Suck's creativity generally takes the form of intricate micro-handiwork; the essays are full of convoluted aphorisms and amusing neologisms (like the self-descriptive "parannoying" or the delightful "Eudoraphoria"). But it's when the writers gather their courage and sustain a conceit for the length of an essay that they really cook -- as in Paulina Borsook's meditation on Silicon Valley dating "dos" and "don'ts"; Michael Sippey's "Astral Theory of Rock," applying astrophysics to our mundane stars; the pseudonymous POP's genuinely outraged screed against start-up company exploitation, "Dining With Cannibals"; or Heather Havrilesky's taxonomy of personal e-mail.

There are some glaring omissions -- like no example of "Filler," the consistently amusing weekly collaboration between Havrilesky and Suck's artist, Terry Colon. "Filler" -- along with most of Colon's wonderfully goofy sketches and caricatures of his colleagues as hapless, no-neck monster-tots -- often reaches beyond Suck's pop-culture staples into more archetypal territory, giving the material more staying power.
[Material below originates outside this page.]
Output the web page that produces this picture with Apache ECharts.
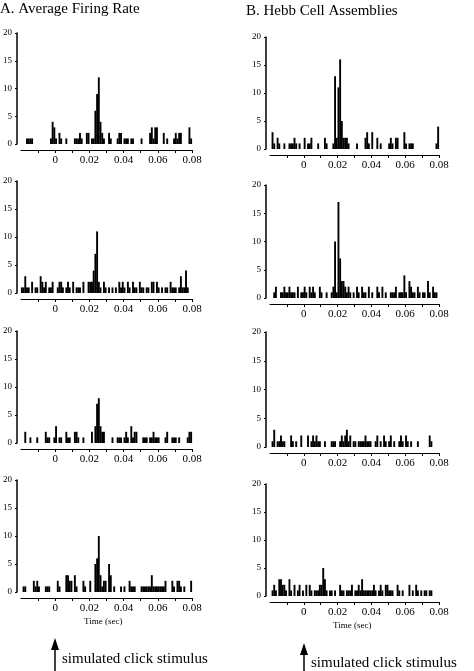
<!DOCTYPE html><html><head><meta charset="utf-8">
<script src="https://cdn.jsdelivr.net/npm/echarts@6/dist/echarts.min.js"></script>
<style>html,body{margin:0;background:#fff}#c{width:474px;height:671px}</style></head><body><div id="c"></div>
<script>
// bins: [ms, count], 1 ms wide
const a1=[[-17,1],[-16,1],[-15,1],[-14,1],[-3,1],[-2,4],[-1,3],[0,1],[2,2],[3,1],[6,1],[11,1],[12,1],[13,1],[14,2],[15,1],[18,2],[19,2],[21,1],[22,1],[23,6],[24,9],[25,12],[26,4],[27,2],[28,1],[31,2],[32,1],[36,1],[37,2],[38,2],[40,1],[41,1],[42,1],[44,1],[45,1],[50,1],[55,2],[56,3],[57,1],[58,3],[59,3],[63,2],[65,1],[69,1],[70,2],[71,1],[72,2],[73,2],[78,3],[79,1]];
const a2=[[-20,1],[-19,1],[-18,3],[-17,1],[-16,1],[-14,2],[-12,1],[-11,1],[-9,3],[-8,2],[-7,1],[-6,2],[-4,1],[-3,1],[-2,2],[1,1],[2,2],[3,2],[4,1],[6,1],[7,2],[8,1],[10,2],[12,1],[13,1],[14,1],[16,2],[19,2],[20,2],[21,2],[22,4],[23,7],[24,11],[25,2],[26,1],[28,2],[29,1],[31,1],[33,1],[35,1],[37,2],[38,1],[39,2],[40,1],[42,2],[43,1],[45,2],[46,1],[47,1],[49,2],[50,1],[51,1],[53,1],[54,1],[56,2],[57,2],[59,2],[60,1],[62,1],[64,1],[65,1],[67,2],[68,1],[69,1],[70,1],[72,1],[73,3],[74,1],[75,1],[76,4],[77,1]];
const a3=[[-18,2],[-15,1],[-11,1],[-6,2],[-5,1],[-4,1],[-1,1],[0,3],[2,1],[3,1],[6,2],[7,1],[8,1],[11,2],[12,2],[13,1],[16,1],[21,2],[23,3],[24,7],[25,8],[26,3],[27,2],[28,2],[33,1],[36,1],[37,1],[38,1],[40,1],[41,2],[42,1],[44,3],[45,1],[46,2],[47,2],[51,1],[52,1],[53,1],[55,1],[56,1],[57,2],[58,1],[59,1],[60,1],[64,1],[65,2],[68,1],[69,1],[70,1],[72,1],[77,1],[78,2],[79,2]];
const a4=[[-19,1],[-18,1],[-13,2],[-12,1],[-11,2],[-10,1],[-6,1],[-5,1],[-4,1],[1,2],[2,1],[6,3],[7,3],[8,2],[9,2],[11,3],[12,1],[16,2],[17,1],[20,2],[23,5],[24,6],[25,10],[26,3],[27,1],[28,2],[29,2],[31,5],[32,3],[34,1],[38,1],[40,1],[43,2],[44,1],[45,1],[46,1],[50,1],[51,1],[52,1],[53,1],[54,1],[55,1],[56,3],[57,1],[58,1],[59,1],[60,1],[61,1],[62,1],[63,1],[64,2],[68,2],[69,1],[71,2],[72,2],[73,1],[75,1],[79,2]];
const b1=[[-19,3],[-18,1],[-16,2],[-15,1],[-12,1],[-9,1],[-8,1],[-7,1],[-6,2],[-5,1],[-3,1],[0,2],[2,1],[3,1],[4,2],[8,1],[12,2],[13,1],[17,1],[18,13],[19,2],[20,11],[21,16],[22,5],[23,2],[24,2],[25,2],[26,1],[31,1],[36,2],[37,3],[38,1],[40,3],[43,2],[45,1],[50,1],[51,2],[52,1],[54,2],[55,2],[59,3],[60,1],[62,1],[63,1],[64,1],[78,1],[79,4]];
const b2=[[-18,1],[-17,2],[-14,1],[-13,1],[-12,2],[-11,1],[-10,1],[-9,2],[-8,1],[-7,1],[-6,1],[-4,2],[-2,1],[-1,1],[0,2],[1,1],[3,2],[4,1],[5,2],[6,1],[9,2],[10,1],[13,1],[16,1],[17,2],[18,10],[19,1],[20,17],[21,7],[22,3],[23,3],[24,2],[25,1],[26,2],[27,1],[29,1],[31,2],[32,1],[34,2],[35,1],[36,1],[38,2],[40,1],[43,2],[44,1],[46,2],[48,1],[51,1],[52,1],[53,1],[54,2],[56,1],[57,1],[58,1],[59,4],[60,1],[62,3],[63,2],[64,1],[65,1],[67,2],[68,1],[70,1],[71,1],[73,3],[74,1],[76,2],[77,1],[78,1]];
const b3=[[-19,1],[-18,3],[-16,1],[-15,1],[-14,2],[-13,1],[-12,1],[-8,2],[-7,1],[-5,1],[-2,2],[2,2],[4,1],[5,2],[6,1],[7,2],[8,1],[9,1],[12,1],[16,1],[17,1],[18,1],[21,1],[22,2],[23,1],[24,2],[25,3],[26,1],[27,2],[29,1],[30,1],[32,1],[33,1],[34,1],[35,1],[36,2],[37,1],[38,1],[39,1],[42,1],[43,2],[45,1],[47,2],[48,1],[50,1],[51,2],[53,1],[56,1],[57,2],[58,1],[60,2],[61,1],[63,1],[67,1],[74,2],[75,1]];
const b4=[[-19,1],[-18,2],[-17,1],[-15,3],[-14,3],[-13,2],[-12,2],[-11,1],[-9,3],[-8,1],[-6,2],[-4,1],[-3,2],[-1,1],[1,2],[3,2],[4,1],[6,1],[7,1],[8,1],[9,2],[10,2],[11,5],[12,3],[13,1],[15,1],[16,1],[18,1],[21,2],[22,1],[23,1],[25,1],[26,1],[27,1],[28,2],[30,1],[31,1],[32,2],[33,1],[34,3],[35,1],[36,1],[37,1],[38,1],[39,1],[40,1],[41,2],[42,1],[44,1],[45,2],[46,1],[48,2],[49,2],[50,1],[51,1],[52,1],[55,2],[56,1],[58,1],[62,2],[64,1],[66,2],[67,1],[69,1],[71,1],[72,1],[74,1],[75,1]];
const yTicks=[0,5,10,15,20];
const xTickLabels=['0','0.02','0.04','0.06','0.08'];
const titles=['A. Average Firing Rate','B. Hebb Cell Assemblies'];
const panels=[a1,a2,a3,a4,b1,b2,b3,b4];
// layout: [left, right, top(20), bottom(0)]
const L=[[21,282,33,144],[21,282,181,293],[21,282,331,443],[21,282,480,592],[270,35,37,149],[270,35,185,298],[270,35,332,447],[270,35,484,596]];
const ser='"Liberation Serif","DejaVu Serif",serif';
const grid=[],xAxis=[],yAxis=[],series=[];
panels.forEach((d,i)=>{
  const [l,r,t,b]=L[i];
  grid.push({left:l,right:r,top:t,height:b-t});
  xAxis.push({type:'value',gridIndex:i,min:-0.02,max:0.08,interval:0.01,offset:6,
    axisLine:{onZero:false,lineStyle:{color:'#000',width:1}},axisTick:{length:3,lineStyle:{color:'#000'}},
    splitLine:{show:false},
    axisLabel:{color:'#000',fontFamily:ser,fontSize:11,margin:5,showMinLabel:false,
      formatter:v=>{const k=Math.round(v*1000);if(k<0||k%20)return '';return xTickLabels[k/20];}}});
  yAxis.push({type:'value',gridIndex:i,min:0,max:20,interval:5,offset:4,
    axisLine:{show:true,onZero:false,lineStyle:{color:'#000',width:1.5}},axisTick:{show:true,length:2,lineStyle:{color:'#000'}},
    splitLine:{show:false},axisLabel:{color:'#000',fontFamily:ser,fontSize:9,margin:5,formatter:v=>yTicks.includes(v)?String(v):''}});
  series.push({type:'bar',xAxisIndex:i,yAxisIndex:i,barWidth:1.9,itemStyle:{color:'#000'},silent:true,
    data:d.map(p=>[p[0]/1000+0.0005,p[1]])});
});
const g=[
 {type:'text',left:0,top:2,style:{text:titles[0],font:'15px '+ser,fill:'#000'}},
 {type:'text',left:246,top:4,style:{text:titles[1],font:'15px '+ser,fill:'#000'}},
 {type:'text',left:84,top:617,style:{text:'Time (sec)',font:'9px '+ser,fill:'#000'}},
 {type:'text',left:333,top:621,style:{text:'Time (sec)',font:'9px '+ser,fill:'#000'}},
 {type:'text',left:62,top:652,style:{text:'simulated click stimulus',font:'15px '+ser,fill:'#000'}},
 {type:'text',left:311,top:656,style:{text:'simulated click stimulus',font:'15px '+ser,fill:'#000'}},
 {type:'line',shape:{x1:55,y1:645,x2:55,y2:671},style:{stroke:'#000',lineWidth:1.5}},
 {type:'polygon',shape:{points:[[55,638],[51,650],[59,650]]},style:{fill:'#000'}},
 {type:'line',shape:{x1:304,y1:650,x2:304,y2:671},style:{stroke:'#000',lineWidth:1.5}},
 {type:'polygon',shape:{points:[[304,643],[300,655],[308,655]]},style:{fill:'#000'}}
];
const ch=echarts.init(document.getElementById('c'),null,{renderer:'canvas'});
ch.setOption({animation:false,backgroundColor:'#fff',grid,xAxis,yAxis,series,graphic:g});
</script></body></html>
But much of what Suck trains its satire upon is ephemeral; it's difficult to get excited today about critiques of OK Cola and The Site, no matter how witty they are.

Suck has always resisted the notion that it is primarily a site for Web criticism, even though that's how it first achieved notoriety. Over time its editors have cut back on the Net commentary (though Anuff now writes a good, Suckish Net Surf column for Hotwired) in favor of jargon-laden, deconstructive assaults upon ad campaigns. No doubt they feel that, given the sheer volume of punditry out there, when it comes to the Internet, everything's been said already. And yet "it's all been said before" applies with even more definitive jadedness to the other targets -- the vacuity of TV, the machinations of Madison Avenue -- Suck now prefers. The Net, at least, is old scams in new bottles; with the more venerable media, everything turned to vinegar ages ago.

By putting its prime content on its home page and changing it every weekday, Suck taught the nascent Web industry a lesson in the values of simplicity and immediacy. (Then it forgot those lessons itself with Suck 2.0, an ill-thought-out effort to add a bunch of new departments to the site, most of which quickly disappeared.) Suck's founders inspired a legion of colleagues to launch their own sites (like Rewired, Stating the Obvious and Soundbitten); each has its own personality, but all owe their architecture to Suck.

For all the cynicism on the Sucksters' sleeves, their original "if you write it, they will come" approach was fundamentally idealistic -- that's what attracted the imitators and won them a following (otherwise, as everyone knows, "satire is what closes Saturday night"). On the other hand, their eagerness to sell out fast -- motivated by an understandable mix of greed and exhaustion -- won them press coverage but lost them some credibility. Sure, writers should get rewarded for their work, but it's a little unseemly to start an exciting new venture and then bail before it has fulfilled its promise (Steadman's been out of the picture for a long time now, and Anuff isn't involved in Suck's daily operations any more, either).The Web already has too many people looking for "exit strategies" and not enough committed to sites for the long haul.

Suck's buyout plainly wasn't a perfect getaway, anyway -- or we wouldn't be seeing such strange recrudescences of the Suck brand as this new book. It's hard to tell whether Wired sees the book as a way to drive traffic to the Web site or hopes the book's sales will help underwrite the Web site. Either way, somebody made a big miscalculation: Suck's viscous writing can only be downed by the sip, not guzzled by the six-pack.

Normally, I keep a book by my computer to help pass the time between Web-page downloads. Suck's book somehow managed to invert this relationship: Waiting for these writers' points to congeal, I found myself turning to the screen for relief, browsing CNet, The New York Times, Slate -- anything for a breath of forthrightness and clarity. Reading Suck once a day is a pleasure for many on the Web. But 32 Suck columns in one volume is just too many dead fish in one barrel.